Problem ▸
Can you transcribe every line exactly and leave the pictures behind?

Dataset section ▸
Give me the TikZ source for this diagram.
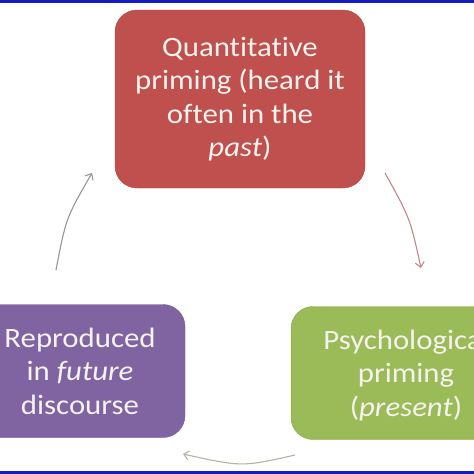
\documentclass[tikz,border=0pt]{standalone}
\usepackage{fontspec}
\setmainfont[Ligatures=NoCommon, FakeStretch=1.1]{Carlito}
\usetikzlibrary{arrows.meta}
\definecolor{boxred}{RGB}{192,80,77}
\definecolor{boxpurple}{RGB}{128,100,162}
\definecolor{boxgreen}{RGB}{155,187,89}
\definecolor{barblue}{RGB}{20,28,196}
\definecolor{boxtext}{RGB}{246,242,238}
\definecolor{arrowgrey}{RGB}{150,150,155}
\definecolor{arrowpink}{RGB}{190,135,140}
\definecolor{arrowgreen}{RGB}{175,182,165}
\tikzset{
  cyclebox/.style={rounded corners=22pt, text=boxtext, align=center,
    font=\fontsize{28}{33.5}\selectfont, inner sep=0pt},
  cyclearrow/.style={line width=1.1pt, -{Straight Barb[length=5pt,width=9pt]}}
}
\begin{document}
\begin{tikzpicture}[x=1pt,y=-1pt]
\useasboundingbox (0,0) rectangle (474,474);
\fill[white] (0,0) rectangle (474,474);
\fill[barblue] (0,0) rectangle (474,3);
\fill[barblue] (0,471) rectangle (474,474);
\node[cyclebox, fill=boxred, draw=boxred!90!black, minimum width=250pt, minimum height=178pt]
  (past) at (240,99) {Quantitative\\priming (heard it\\often in the\\\textit{past})};
\node[cyclebox, fill=boxgreen, draw=boxgreen!90!black, minimum width=230pt, minimum height=133pt,
  text depth=0pt]
  (present) at (406,373) {Psychological\\priming\\(\textit{present})};
\node[cyclebox, fill=boxpurple, draw=boxpurple!90!black, minimum width=210pt, minimum height=133pt]
  (future) at (80,371) {Reproduced\\in \textit{future}\\discourse};
\coordinate (a1s) at (385,173);
\coordinate (a1e) at (421,268);
\coordinate (a2s) at (295,455);
\coordinate (a2e) at (183,454);
\coordinate (a3s) at (56,270);
\coordinate (a3e) at (92,173);
\draw[cyclearrow, arrowpink] (a1s) .. controls (410,218) .. (a1e);
\draw[cyclearrow, arrowgreen] (a2s) .. controls (242,467) .. (a2e);
\draw[cyclearrow, arrowgrey] (a3s) .. controls (66,218) .. (a3e);
\end{tikzpicture}
\end{document}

Final result ▸
Give me the TikZ source for this diagram.
\documentclass[tikz,border=0pt]{standalone}
\usepackage{fontspec}
\setmainfont[Ligatures=NoCommon, FakeStretch=1.1]{Carlito}
\usetikzlibrary{arrows.meta}
\definecolor{boxred}{RGB}{192,80,77}
\definecolor{boxpurple}{RGB}{128,100,162}
\definecolor{boxgreen}{RGB}{155,187,89}
\definecolor{barblue}{RGB}{20,28,196}
\definecolor{boxtext}{RGB}{246,242,238}
\definecolor{arrowgrey}{RGB}{150,150,155}
\definecolor{arrowpink}{RGB}{190,135,140}
\definecolor{arrowgreen}{RGB}{175,182,165}
\tikzset{
  cyclebox/.style={rounded corners=22pt, text=boxtext, align=center,
    font=\fontsize{28}{33.5}\selectfont, inner sep=0pt},
  cyclearrow/.style={line width=1.1pt, -{Straight Barb[length=5pt,width=9pt]}}
}
\begin{document}
\begin{tikzpicture}[x=1pt,y=-1pt]
\useasboundingbox (0,0) rectangle (474,474);
\fill[white] (0,0) rectangle (474,474);
\fill[barblue] (0,0) rectangle (474,3);
\fill[barblue] (0,471) rectangle (474,474);
\node[cyclebox, fill=boxred, draw=boxred!90!black, minimum width=250pt, minimum height=178pt]
  (past) at (240,99) {Quantitative\\priming (heard it\\often in the\\\textit{past})};
\node[cyclebox, fill=boxgreen, draw=boxgreen!90!black, minimum width=230pt, minimum height=133pt,
  text depth=0pt]
  (present) at (406,373) {Psychological\\priming\\(\textit{present})};
\node[cyclebox, fill=boxpurple, draw=boxpurple!90!black, minimum width=210pt, minimum height=133pt]
  (future) at (80,371) {Reproduced\\in \textit{future}\\discourse};
\coordinate (a1s) at (385,173);
\coordinate (a1e) at (421,268);
\coordinate (a2s) at (295,455);
\coordinate (a2e) at (183,454);
\coordinate (a3s) at (56,270);
\coordinate (a3e) at (92,173);
\draw[cyclearrow, arrowpink] (a1s) .. controls (410,218) .. (a1e);
\draw[cyclearrow, arrowgreen] (a2s) .. controls (242,467) .. (a2e);
\draw[cyclearrow, arrowgrey] (a3s) .. controls (66,218) .. (a3e);
\end{tikzpicture}
\end{document}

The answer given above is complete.